Ни в одном из рассказов Горького того периода не предлагается никаких спасительных средств от угнетения, подпитываемого современными материальными и социально-экономическими условиями, которые безусловно определяют все происходящее. Раз за разом воспроизводятся похожие обстоятельства, в которых сильные безжалостно истязают слабых. Что же за концовки у этих рассказов? Они в еще большей степени, чем чеховские, взывают к возмущению и к переменам. Забавно, что Чехов похвалил рассказ «Двадцать шесть и одна» за его миметическую верность: «Сильно чувствуется место, пахнет бубликами». Возможно, погруженный в меланхолию старший писатель (в том же письме он жаловался Горькому, что в Ялте ему «скучно без музыки… без икры и без кислой капусты») удовлетворился поэтической красотой горьковской прозы, но оказался не готов приветствовать те политические бури, которые надеялся возвестить молодой автор[381]
. Если Чехов рассчитывает на катарсис как на предохранительный клапан — вроде добрых дел Варвары и звуков гармоники в рассказе «В овраге», — то в прозе Горького условные концовки — это лишь такой предохранительный клапан, который в конце концов обязательно будет вышиблен изнутри. Готовность пекарей и проституток к насилию — предвестник грядущей бури.В том же году, когда был напечатан «Васька Красный» (1900), Горький написал Чехову по поводу «Дамы с собачкой»:
Убиваете реализм. И убьете Вы его скоро — насмерть, надолго. Эта форма отжила свое время — факт! Дальше Вас — никто не может идти по сей стезе, никто не может писать так просто о таких простых вещах, как Вы это умеете. …Да, так вот, — реализм Вы укокошите. Я этому чрезвычайно рад. Будет уж![382]

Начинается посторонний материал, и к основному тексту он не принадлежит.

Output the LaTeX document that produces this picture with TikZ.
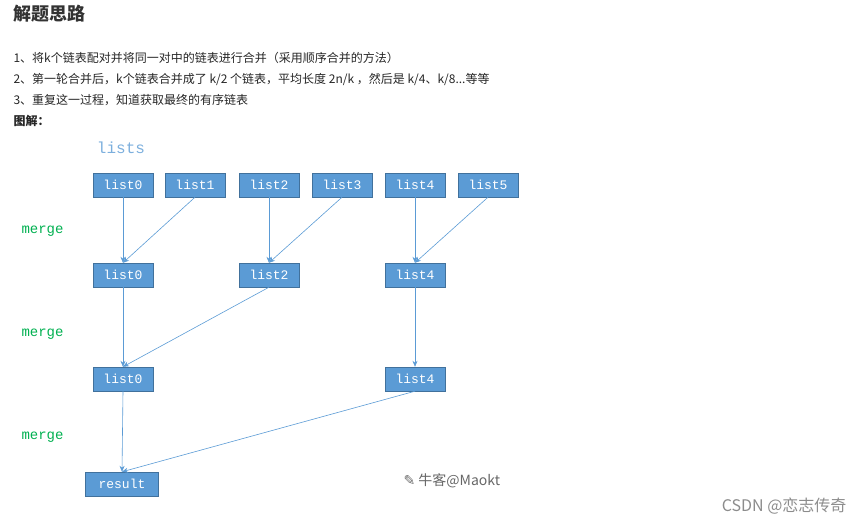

Хотя Горький говорит здесь о реализме как о литературном направлении, он заодно подразумевает, что, прочитав рассказы Чехова, читатель захочет расправиться и с самой реальностью — иными словами, положить конец существующему порядку вещей. Собственно, Горький пишет, что, когда он прочитал «Даму с собачкой», ему захотелось изменить жене. А еще у Горького находятся свои соображения насчет того, чтó должно явиться на смену реализму:
Право же — настало время нужды в героическом: все хотят возбуждающего, яркого, такого, знаете, чтобы не было похоже на жизнь, а было выше ее, лучше, красивее. Обязательно нужно, чтобы теперешняя литература немножко начала прикрашивать жизнь, и, как только она это начнет, — жизнь прикрасится[383]
.Итак, по мнению Горького, литература должна сделать следующий шаг: дать образец для подражания. Но речь не об учебнике образцовых идей — пришла пора действий. Движимые половым инстинктом бесчинства и ярость пекарей и проституток — вот та стихийная сила, которую следует перехватить и перенаправить в нужное русло.